PEOPLE EX REL. SEA INSURANCE v. GRAVES

Court of Appeals of New York (1937)

Facts

Issue

Holding — Hubbs, J.

Rule

Reasoning

Deep Dive: How the Court Reached Its Decision

Overview of the Court's Reasoning

The Court of Appeals of New York determined that Sea Insurance Company was not conducting business in New York, which was a key factor in addressing the tax assessment against it. The court emphasized that Sea Insurance engaged solely in reinsurance under a contract executed in New Jersey, establishing that no direct contractual relationship existed between Sea Insurance and the insured parties in New York. The liabilities of Sea Insurance arose only when Hartford or Federal accepted a risk in New York, which did not create a direct business relationship with the insured parties.

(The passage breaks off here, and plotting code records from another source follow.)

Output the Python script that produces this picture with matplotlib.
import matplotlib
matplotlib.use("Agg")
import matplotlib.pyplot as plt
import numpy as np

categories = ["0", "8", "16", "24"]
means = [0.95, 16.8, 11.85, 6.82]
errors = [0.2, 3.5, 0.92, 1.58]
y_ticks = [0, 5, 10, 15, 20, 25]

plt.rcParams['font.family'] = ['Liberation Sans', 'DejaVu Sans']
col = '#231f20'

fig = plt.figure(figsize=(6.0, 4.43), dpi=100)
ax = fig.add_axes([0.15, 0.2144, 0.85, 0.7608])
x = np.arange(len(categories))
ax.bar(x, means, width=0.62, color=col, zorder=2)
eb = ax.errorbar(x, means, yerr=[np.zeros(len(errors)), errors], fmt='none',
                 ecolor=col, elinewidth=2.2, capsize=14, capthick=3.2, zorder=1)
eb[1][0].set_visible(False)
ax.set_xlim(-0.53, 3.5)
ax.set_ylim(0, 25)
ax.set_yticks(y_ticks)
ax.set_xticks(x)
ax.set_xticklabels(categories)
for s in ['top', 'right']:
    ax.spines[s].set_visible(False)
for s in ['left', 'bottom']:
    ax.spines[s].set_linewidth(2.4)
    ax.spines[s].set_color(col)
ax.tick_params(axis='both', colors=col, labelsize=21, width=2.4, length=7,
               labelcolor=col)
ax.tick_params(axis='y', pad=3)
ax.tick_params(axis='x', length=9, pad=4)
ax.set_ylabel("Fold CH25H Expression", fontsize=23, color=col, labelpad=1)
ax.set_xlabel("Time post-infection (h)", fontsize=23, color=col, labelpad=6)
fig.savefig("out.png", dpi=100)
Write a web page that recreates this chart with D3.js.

Since the insured parties had contracts exclusively with Hartford and Federal, they could not enforce any contract against Sea Insurance in the event of a loss. The court highlighted that the reinsurance contract was self-executing, meaning it only imposed obligations on Sea Insurance when risks were accepted by the primary insurers in New York. This aspect was crucial in delineating that Sea Insurance's role was not active in the business transactions occurring in New York.

Distinction from Previous Cases

The court distinguished the case at bar from prior cases where direct contracts were established between insurance companies and insured parties in New York. Unlike the situation in Palmetto Fire Ins. Co. v. Conn, where a direct insurance contract existed between the insurance company and automobile purchasers, Sea Insurance had no such direct contractual relationship with the insured parties in New York. In Palmetto, the insured individuals could claim directly against the insurance company in the event of a loss, signifying that the insurance company was indeed doing business in Ohio. The court noted that in contrast, the parties insured under the policies issued by Hartford and Federal did not even know of Sea Insurance's existence or its reinsurance contract. Therefore, the court maintained that Sea Insurance's involvement was limited to its contractual obligations arising from New Jersey law, further underscoring that it was not conducting business in New York.

Contractual Obligations and Tax Liability

The court's reasoning also revolved around the nature of contractual obligations and how they related to tax liability. It explained that since Sea Insurance's premiums were contracted for and received in New Jersey, and all actions leading to its reinsurance agreements were governed by New Jersey law, it did not meet the criteria for being taxed as doing business in New York. The court clarified that the assessment by the New York Tax Commission was based on an incorrect assumption that Sea Insurance was directly involved in the insurance transactions occurring in New York. By affirming that the reinsurance contract did not grant rights to the insured parties in New York, the court concluded that the tax assessment was unwarranted. Thus, the court ruled that the mere existence of the reinsurance agreement did not equate to doing business in New York for tax purposes.

Implications of the Decision

This decision had significant implications for foreign insurance companies and their operations across state lines. It reinforced the principle that the mere existence of a reinsurance contract does not establish a taxable presence in a state where the primary insurance is placed. The court's ruling clarified that obligations arising from reinsurance contracts executed in another state do not subject a foreign insurer to taxation unless there is a direct contractual relationship with the insured parties in the taxing state. This case provided a clear precedent, indicating that foreign companies could engage in reinsurance without incurring tax liabilities in states like New York, as long as they maintained their contractual relationships and business operations in their home states. The ruling thus protected foreign insurers from unwarranted taxation based solely on indirect involvement in insurance transactions in New York.

Conclusion

In conclusion, the Court of Appeals affirmed that Sea Insurance Company was not subject to taxation under New York law due to its lack of direct involvement in the insurance contracts made with parties insured in New York. The court's reasoning highlighted the importance of the nature and execution location of reinsurance contracts and the necessity for a direct contractual relationship to establish tax liability. By emphasizing that Sea Insurance's operations were confined to New Jersey, where its premiums were collected and its obligations arose, the court reinforced the principle that tax assessments should align with the actual business activities and legal relationships established by the parties involved. The ruling ultimately served to delineate the boundaries of tax liability for foreign insurance companies engaging in reinsurance outside the jurisdiction of New York.